Add functional transformer demo
This notebook demonstrates the acceleration of a transformer model, implemented in a functional style, using Thunder. Key highlights:
- Illustrates Thunder-compatible PyTorch code (it doesn't mean that more complicated code with object-oriented style cannot be handled)
- Showcases successful execution of basic prompts using pre-trained weights
- Provides a clear example of performance gains achieved through Thunder optimization (the only transformation involved here is the initial trace construction and "transform_for_execution")
The primary objective is to explain the characteristics of Thunder-friendly code and verify functionality with loaded pre-trained weights.
The code used in the notebook is adapted from https://gist.github.com/nreHieW/a4ae05d216c5326c9fb9a70fcdda3274
Check out this pull request on ![]()
See visual diffs & provide feedback on Jupyter Notebooks.
Powered by ReviewNB
Hi @kiya00, thank you for writing thunder tutorials!
I would be very keen to not give the impression that users need to convert their code to functional in order to run it through thunder. Is there a particular reason for starting at a functional transformer here?

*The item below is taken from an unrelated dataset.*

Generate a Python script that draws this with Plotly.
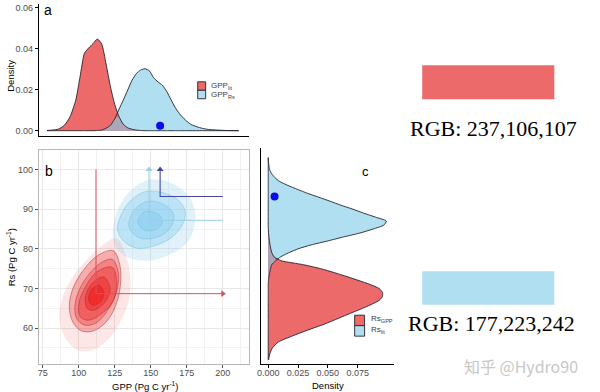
import numpy as np
import plotly.graph_objects as go

# ---------------- data ----------------
# Panel a: GPP density curves
gpp_grid = [78, 82, 86, 90, 94, 98, 101, 104, 107, 110, 113, 116, 119, 122, 125, 128, 131, 134, 137,
            140, 143, 146, 149, 152, 155, 158, 161, 164, 167, 170, 174, 178, 182, 186, 190, 196, 202, 211]
gpp_lit_density = [0.0001, 0.0003, 0.0008, 0.0026, 0.0068, 0.015, 0.0265, 0.0378, 0.0404, 0.0425,
                   0.0447, 0.0422, 0.0325, 0.0215, 0.0128, 0.0068, 0.0031, 0.0014, 0.0007, 0.0003,
                   0.0001, 0, 0, 0, 0, 0, 0, 0, 0, 0, 0, 0, 0, 0, 0, 0, 0, 0]
gpp_rs_density = [0, 0, 0, 0, 0, 0, 0, 0, 0, 0, 0.0001, 0.0003, 0.0012, 0.0026, 0.0058, 0.0105,
                  0.015, 0.0198, 0.0246, 0.0278, 0.0296, 0.0302, 0.0292, 0.0258, 0.0238, 0.0222,
                  0.0192, 0.0152, 0.0112, 0.0082, 0.0052, 0.003, 0.0019, 0.0011, 0.0006, 0.0003,
                  0.0001, 0]

# Panel c: Rs density curves
rs_grid = [52, 53.5, 55, 56.5, 58, 59.5, 61, 62.5, 64, 65.5, 67, 68, 69, 70, 71, 72, 73, 74, 75, 76,
           77, 78, 79, 80, 81, 82, 83, 84, 85, 86, 87, 88, 89, 90, 91, 92, 93, 94, 95, 96, 97, 98,
           99, 100, 101, 102, 103]
rs_gpp_density = [0.0003, 0.0013, 0.0035, 0.0085, 0.02, 0.033, 0.047, 0.059, 0.071, 0.083, 0.093,
                  0.0958, 0.0958, 0.093, 0.0855, 0.076, 0.066, 0.0555, 0.044, 0.0295, 0.011, 0.0048,
                  0.0031, 0.0021, 0.0015, 0.001, 0.0006, 0.0003, 0.0001,
                  0, 0, 0, 0, 0, 0, 0, 0, 0, 0, 0, 0, 0, 0, 0, 0, 0, 0]
rs_lit_density = [0, 0, 0, 0, 0, 0, 0, 0, 0, 0, 0, 0, 0, 0, 0,
                  0.0002, 0.0006, 0.0012, 0.0019, 0.003, 0.0062, 0.0105, 0.017, 0.025, 0.036, 0.05,
                  0.063, 0.077, 0.088, 0.097, 0.099, 0.09, 0.08, 0.071, 0.061, 0.052, 0.0425, 0.033,
                  0.0245, 0.0165, 0.0095, 0.0055, 0.0028, 0.0012, 0.0006, 0.0002, 0]

# Observed point (blue dots)
obs_gpp = 156.5
obs_rs = 93.2
obs_gpp_density = 0.0024
obs_rs_density = 0.0053

# Panel b: cloud outlines (GPP, Rs)
red_halo_gpp = [127, 133, 136, 134, 128, 120, 110, 99, 90, 86.5, 89, 96, 105, 115, 123, 127]
red_halo_rs = [82.5, 78, 72, 66, 61, 57, 54.5, 54.5, 58, 63, 68, 73, 77, 80.5, 82.5, 82.5]
red_outer_gpp = [124, 128.5, 129, 126, 119, 110, 102, 96, 93.5, 96, 104, 114, 124]
red_outer_rs = [79.5, 76, 71, 66, 61.5, 59.3, 59.3, 61.5, 65.5, 70, 75, 78.5, 79.5]
red_ring2_gpp = [123.5, 127.5, 126.5, 121, 112, 104, 98.5, 97.5, 101.5, 110, 118, 123.5]
red_ring2_rs = [77.3, 74, 69.5, 65, 61.3, 60.8, 62.5, 66, 70.5, 74.8, 77, 77.3]
red_mid_gpp = [123, 126.4, 124.1, 116.1, 106.9, 101.2, 100.1, 104.7, 112.6, 123]
red_mid_rs = [75.4, 72.1, 67, 63.7, 62, 62.8, 66.2, 70.4, 74.2, 75.4]
red_inner_gpp = [117.2, 121.8, 118.4, 110.4, 105.8, 104.7, 109.2, 117.2]
red_inner_rs = [72.9, 70, 66.6, 64.5, 65, 67.9, 71.2, 72.9]
red_core_gpp = [114, 117.5, 115, 109.5, 107, 108.5, 114]
red_core_rs = [70.8, 69, 66.6, 65.8, 67, 69.5, 70.8]

blue_halo_gpp = [150, 165, 177, 181, 176, 163, 147, 133, 125, 124, 130, 140, 150]
blue_halo_rs = [97.5, 96.5, 93, 88, 82, 78.5, 77, 78, 81, 86, 92, 96, 97.5]
blue_outer_gpp = [147, 160, 170, 174, 171, 163, 150, 140, 131, 127, 130, 137, 147]
blue_outer_rs = [94.5, 94, 92, 89, 85.5, 82.5, 80.5, 80.2, 82, 85, 89, 92.5, 94.5]
blue_mid_gpp = [148, 160, 166, 163, 153, 142, 135, 138, 148]
blue_mid_rs = [92, 91, 88.5, 85, 82.8, 82.8, 85.5, 89.5, 92]
blue_inner_gpp = [148, 156, 158, 153, 145, 141, 144, 148]
blue_inner_rs = [89.5, 88.5, 86.5, 84.8, 84.8, 87, 89, 89.5]

# Guide lines in panel b: red, light blue, dark blue
guide_gpp = [112.0, 148.8, 156.5]
guide_rs = [68.7, 87.2, 93.2]
guide_top = 100
guide_right = 200

# Ticks
gpp_ticks = [75, 100, 125, 150, 175, 200]
rs_ticks = [60, 70, 80, 90, 100]
dens_a_ticks = [0, 0.02, 0.04, 0.06]
dens_a_labels = ["0.00", "0.02", "0.04", "0.06"]
dens_c_ticks = [0, 0.025, 0.05, 0.075]
dens_c_labels = ["0.000", "0.025", "0.050", "0.075"]

# Swatch colours
red_rgb = [237, 106, 107]
blue_rgb = [177, 223, 242]

# ---------------- styling ----------------
RED = "rgb({},{},{})".format(*red_rgb)
BLUE = "rgb({},{},{})".format(*blue_rgb)
GREY = "rgb(170,167,187)"
OUTLINE = "rgb(35,35,45)"
FONT = "Liberation Sans, Arial, sans-serif"
TICKC = "rgb(77,77,77)"
W, H = 600, 392


def px(v):
    return v / W


def py(v):
    return 1 - v / H


fig = go.Figure()
sp = dict(shape="spline", smoothing=0.6)

# ---- panel a ----
ov_a = np.minimum(np.array(gpp_lit_density), np.array(gpp_rs_density))
for yv, col in [(gpp_rs_density, BLUE), (gpp_lit_density, RED), (ov_a, GREY)]:
    fig.add_trace(go.Scatter(x=gpp_grid, y=yv, mode="lines", fill="tozeroy", fillcolor=col,
                             line=dict(width=0, **sp), xaxis="x", yaxis="y", hoverinfo="skip"))
for yv in [gpp_rs_density, gpp_lit_density]:
    fig.add_trace(go.Scatter(x=gpp_grid, y=yv, mode="lines", line=dict(width=0.9, color=OUTLINE, **sp),
                             xaxis="x", yaxis="y", hoverinfo="skip"))
fig.add_trace(go.Scatter(x=[obs_gpp], y=[obs_gpp_density], mode="markers",
                         marker=dict(size=8, color="rgb(10,10,240)"), xaxis="x", yaxis="y"))

# ---- panel b ----
RLINE = "rgba(170,40,50,0.7)"
BLINE = "rgba(120,190,220,0.7)"
clouds = [
    (red_halo_gpp, red_halo_rs, "rgba(240,60,60,0.13)", "rgba(0,0,0,0)"),
    (blue_halo_gpp, blue_halo_rs, "rgba(130,200,235,0.25)", "rgba(0,0,0,0)"),
    (red_outer_gpp, red_outer_rs, "rgba(238,40,40,0.3)", RLINE),
    (red_ring2_gpp, red_ring2_rs, "rgba(238,35,35,0.3)", RLINE),
    (red_mid_gpp, red_mid_rs, "rgba(238,30,30,0.35)", RLINE),
    (red_inner_gpp, red_inner_rs, "rgba(238,25,25,0.4)", RLINE),
    (red_core_gpp, red_core_rs, "rgba(238,20,20,0.45)", RLINE),
    (blue_outer_gpp, blue_outer_rs, "rgba(120,200,238,0.35)", BLINE),
    (blue_mid_gpp, blue_mid_rs, "rgba(120,200,238,0.3)", BLINE),
    (blue_inner_gpp, blue_inner_rs, "rgba(120,200,238,0.3)", BLINE),
]
for gx, ry, fc, lc in clouds:
    fig.add_trace(go.Scatter(x=gx, y=ry, mode="lines", fill="toself", fillcolor=fc,
                             line=dict(width=0.7, color=lc, shape="spline", smoothing=1.0),
                             xaxis="x2", yaxis="y2", hoverinfo="skip"))

guide_cols = ["rgb(220,80,90)", "rgb(150,208,228)", "rgb(70,70,165)"]
# red: vertical from top down, horizontal to right
fig.add_trace(go.Scatter(x=[guide_gpp[0], guide_gpp[0], guide_right],
                         y=[guide_top, guide_rs[0], guide_rs[0]], mode="lines",
                         line=dict(width=1, color=guide_cols[0]), xaxis="x2", yaxis="y2"))
for i in (1, 2):
    fig.add_trace(go.Scatter(x=[guide_gpp[i], guide_gpp[i], guide_right],
                             y=[guide_top, guide_rs[i], guide_rs[i]], mode="lines",
                             line=dict(width=1.1 if i == 2 else 1, color=guide_cols[i]),
                             xaxis="x2", yaxis="y2"))
# arrow heads
fig.add_trace(go.Scatter(x=[guide_right], y=[guide_rs[0]], mode="markers",
                         marker=dict(symbol="triangle-right", size=6, color=guide_cols[0]),
                         xaxis="x2", yaxis="y2"))
fig.add_trace(go.Scatter(x=guide_gpp[1:], y=[guide_top, guide_top], mode="markers",
                         marker=dict(symbol="triangle-up", size=6, color=guide_cols[1:]),
                         xaxis="x2", yaxis="y2"))

# ---- panel c ----
ov_c = np.minimum(np.array(rs_gpp_density), np.array(rs_lit_density))
for xv, col in [(rs_lit_density, BLUE), (rs_gpp_density, RED), (ov_c, GREY)]:
    fig.add_trace(go.Scatter(x=xv, y=rs_grid, mode="lines", fill="tozerox", fillcolor=col,
                             line=dict(width=0, **sp), xaxis="x3", yaxis="y3", hoverinfo="skip"))
for xv in [rs_lit_density, rs_gpp_density]:
    fig.add_trace(go.Scatter(x=xv, y=rs_grid, mode="lines", line=dict(width=0.9, color=OUTLINE, **sp),
                             xaxis="x3", yaxis="y3", hoverinfo="skip"))
fig.add_trace(go.Scatter(x=[obs_rs_density], y=[obs_rs], mode="markers",
                         marker=dict(size=8, color="rgb(10,10,240)"), xaxis="x3", yaxis="y3"))

# ---------------- axes ----------------
tickfont = dict(family=FONT, size=9, color=TICKC)
gpp_range = [72.3, 218.4]
rs_range = [50.94, 105.03]
fig.update_layout(
    width=W, height=H, margin=dict(l=0, r=0, t=0, b=0),
    paper_bgcolor="white", plot_bgcolor="white", showlegend=False,
    xaxis=dict(domain=[px(35), px(247)], range=gpp_range, showline=True, linecolor="black", linewidth=1,
               showticklabels=False, ticks="", showgrid=False, zeroline=False, anchor="y"),
    yaxis=dict(domain=[py(135), py(3)], range=[-0.00243, 0.0618], tickvals=dens_a_ticks,
               ticktext=dens_a_labels, ticks="outside", ticklen=3, tickcolor="black", showline=True,
               linecolor="black", linewidth=1, showgrid=False, zeroline=False, anchor="x", tickfont=tickfont),
    xaxis2=dict(domain=[px(35), px(247)], range=gpp_range, tickvals=gpp_ticks, ticks="outside", ticklen=3,
                tickcolor="rgb(80,80,80)", showline=True, mirror=True, linecolor="rgb(185,185,185)",
                linewidth=1, showgrid=True, gridcolor="rgb(232,232,232)", gridwidth=0.8, zeroline=False,
                minor=dict(tick0=62.5, dtick=12.5, showgrid=True, gridcolor="rgb(242,242,242)", gridwidth=0.5),
                anchor="y2", tickfont=tickfont, ticklabelstandoff=-3),
    yaxis2=dict(domain=[py(364), py(149)], range=rs_range, tickvals=rs_ticks, ticks="outside", ticklen=3,
                tickcolor="rgb(80,80,80)", showline=True, mirror=True, linecolor="rgb(185,185,185)",
                linewidth=1, showgrid=True, gridcolor="rgb(232,232,232)", gridwidth=0.8, zeroline=False,
                minor=dict(tick0=55, dtick=5, showgrid=True, gridcolor="rgb(242,242,242)", gridwidth=0.5),
                anchor="x2", tickfont=tickfont),
    xaxis3=dict(domain=[px(259), px(393)], range=[-0.00583, 0.1058], tickvals=dens_c_ticks,
                ticktext=dens_c_labels, ticks="outside", ticklen=3, tickcolor="black", showline=True,
                linecolor="black", linewidth=1, showgrid=False, zeroline=False, anchor="y3", tickfont=tickfont,
                ticklabelstandoff=-3),
    yaxis3=dict(domain=[py(364), py(147)], range=[rs_range[0], rs_range[1] + 0.5], showline=True,
                linecolor="black", linewidth=1, showticklabels=False, ticks="", showgrid=False,
                zeroline=False, anchor="x3"),
)

# ---------------- text & legends ----------------
annotations = []


def txt(x, y, t, size=9, color="black", xanchor="center", angle=0, family=FONT):
    annotations.append(dict(x=px(x), y=py(y), xref="paper", yref="paper", text=t, showarrow=False,
                            xanchor=xanchor, yanchor="middle", textangle=angle,
                            font=dict(family=family, size=size, color=color)))


txt(44, 9, "a", size=14)
txt(45, 170, "b", size=14)
txt(364, 171, "c", size=13)
txt(7, 75, "Density", size=9.5, angle=-90)
txt(7, 257, "Rs (Pg C yr<sup>-1</sup>)", size=9.5, angle=-90)
txt(142, 385.5, "GPP (Pg C yr<sup>-1</sup>)", size=9.5)
txt(326, 385.5, "Density", size=9.5)

shapes = []


def box(x0, y0, x1, y1, fill, lw=0.9, lc=OUTLINE):
    shapes.append(dict(type="rect", xref="paper", yref="paper", x0=px(x0), x1=px(x1), y0=py(y1), y1=py(y0),
                       fillcolor=fill, line=dict(width=lw, color=lc)))


box(195, 81, 203, 89.5, RED)
box(195, 89.5, 203, 98, BLUE)
txt(206, 85, "GPP<sub>lit</sub>", size=8, color="rgb(60,60,60)", xanchor="left")
txt(206, 94, "GPP<sub>Rs</sub>", size=8, color="rgb(60,60,60)", xanchor="left")

box(353, 315, 363, 325.5, RED)
box(353, 325.5, 363, 336, BLUE)
txt(367, 319, "Rs<sub>GPP</sub>", size=8, color="rgb(60,60,60)", xanchor="left")
txt(367, 330, "Rs<sub>lit</sub>", size=8, color="rgb(60,60,60)", xanchor="left")

# colour swatches
box(421, 64.5, 554, 98.5, RED, lw=0, lc="rgba(0,0,0,0)")
box(421, 271, 554, 304.5, BLUE, lw=0, lc="rgba(0,0,0,0)")
txt(493, 128, "RGB: {},{},{}".format(*red_rgb), size=22, family="Liberation Serif, Times New Roman, serif")
txt(491, 323, "RGB: {},{},{}".format(*blue_rgb), size=22, family="Liberation Serif, Times New Roman, serif")
txt(520, 366, "知乎 @Hydro90", size=16, color="rgb(200,200,200)",
    family="Noto Sans CJK SC, Liberation Sans, sans-serif")

fig.update_layout(annotations=annotations, shapes=shapes)
fig.write_html("out.html", config={"displayModeBar": False},
               post_script="document.body.style.margin='0px';document.body.style.overflow='hidden';")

I would venture that the same code with the computation in forward and weights as modules would work as well?
I would be very keen to not give the impression that users need to convert their code to functional in order to run it through thunder.

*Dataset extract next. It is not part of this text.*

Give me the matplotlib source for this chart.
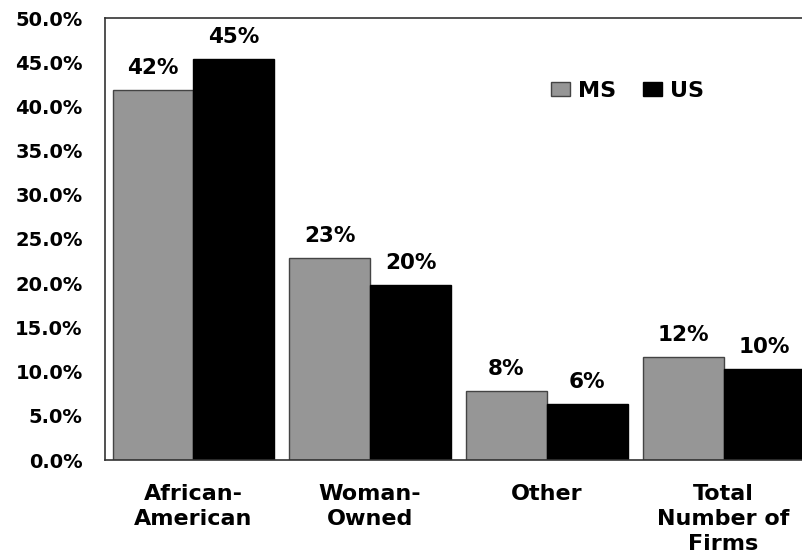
import matplotlib.pyplot as plt
import numpy as np

categories = ["African-\nAmerican", "Woman-\nOwned", "Other", "Total\nNumber of\nFirms"]
ms_values = [41.9, 22.9, 7.8, 11.7]
us_values = [45.4, 19.8, 6.3, 10.3]
ms_labels = ["42%", "23%", "8%", "12%"]
us_labels = ["45%", "20%", "6%", "10%"]
yticks = np.arange(0, 50.1, 5)

plt.rcParams['font.family'] = ['DejaVu Sans']
plt.rcParams['font.weight'] = 'bold'

fig = plt.figure(figsize=(8.02, 5.56), dpi=100)
ax = fig.add_axes([105 / 802, 96 / 556, 707 / 802, 442 / 556])

x = np.arange(len(categories))
w = 0.457
b1 = ax.bar(x - w / 2, ms_values, w, color='#969696', edgecolor='#444444', linewidth=1, label='MS')
b2 = ax.bar(x + w / 2, us_values, w, color='black', edgecolor='black', linewidth=1, label='US')

for bars, labels in ((b1, ms_labels), (b2, us_labels)):
    for rect, lab in zip(bars, labels):
        ax.annotate(lab, (rect.get_x() + rect.get_width() / 2, rect.get_height()),
                    xytext=(0, 11.5), textcoords='offset points',
                    ha='center', va='baseline', fontsize=15.5, fontweight='bold')

ax.set_xlim(-0.5, 3.5)
ax.set_ylim(0, 50)
ax.set_yticks(yticks)
ax.set_yticklabels([f"{v:.1f}%" for v in yticks], fontsize=14, fontweight='bold')
ax.set_xticks(x)
ax.set_xticklabels(categories, fontsize=16, fontweight='bold', linespacing=1.32)
ax.tick_params(axis='y', length=0, pad=16)
ax.tick_params(axis='x', length=0, pad=17)

for s in ['left', 'top', 'bottom']:
    ax.spines[s].set_color('#333333')
    ax.spines[s].set_linewidth(1.2)
ax.spines['right'].set_visible(False)

fig.legend(handles=[b1, b2], loc='center left', bbox_to_anchor=(551 / 802, 1 - 91 / 556),
           ncol=2, frameon=False, fontsize=16, handlelength=0.86, handleheight=0.6,
           handletextpad=0.36, columnspacing=1.2, borderaxespad=0, borderpad=0)

fig.savefig('out.png', dpi=100)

That is certainly not part of the plan. Do you have suggestions on what should be changed to avoid making this impression?
Is there a particular reason for starting at a functional transformer here?
It's the simplest form of PyTorch code apart from the imperative style without any functions.
I would venture that the same code with the computation in forward and weights as modules would work as well?
Of course, LitGPT is an example of that.
That is certainly not part of the plan. Do you have suggestions on what should be changed to avoid making this impression?
I think it's mainly a wording thing. The initial wording looked a bit like the functional part was the key to get it to run with thunder, e.g.
This will give us some insight into how to convert a PyTorch module into a simple "functional" Python function, allowing for seamless integration with Thunder.
seems quite odd to me.
At the other end of the spectrum would be something like "Usually, you can just apply thunder.jit to any PyTorch Module and this is the recommended way, but today we want to use thunder.jit with a transformer that is implemented as a function. Along the way find highlight a couple of things are not supported by thunder (yet?) and change them...."
The other part is that, jitting a module and grabbing the thunder.last_traces(tm) would also give you a fully functional transformer, and indeed there are cases when this is very useful.
Hi @t-vi @IvanYashchuk , I rephrased a bit, the main purpose of this notebook is to give an example of writing a simple functional python function for a pytorch module and thunder can also apply to this version. there's no implication that the function needs to be converted in any specific way to be compatible with Thunder. Sorry for the confusion of the initial draft. and I hope this revision more accurately conveys my intention, please help to take a look if I express what I meant
If we run this notebook in CI using the hugging face weights, the HF_TOKEN is needed and the weight is needed to download in Meta-Llama-3-8B/consolidated.00.pth under the same folder of the notebook
I think it would be OK to skip it in the CI. (We have not been running full models in it.)
If we run this notebook in CI using the hugging face weights, the HF_TOKEN is needed and the weight is needed to download in
Meta-Llama-3-8B/consolidated.00.pthunder the same folder of the notebook
Is there any other popular model that is not behind a registration wall?
@lantiga, @t-vi could you please review this new tutorial?
@lantiga, @t-vi could you please review this new tutorial?
The other question I'd have is if our use of the code is OK here (did we ask the gist author, do we think that the notebook is affected by the copyright of the gist)?
I've left a message to the author on the gist, hopefully we'll get some feedback soon.
Supergood!
In a v2 (absolutely not required in this PR), it might be interesting to compare functional version built here to the computation trace from jitting LitGPT.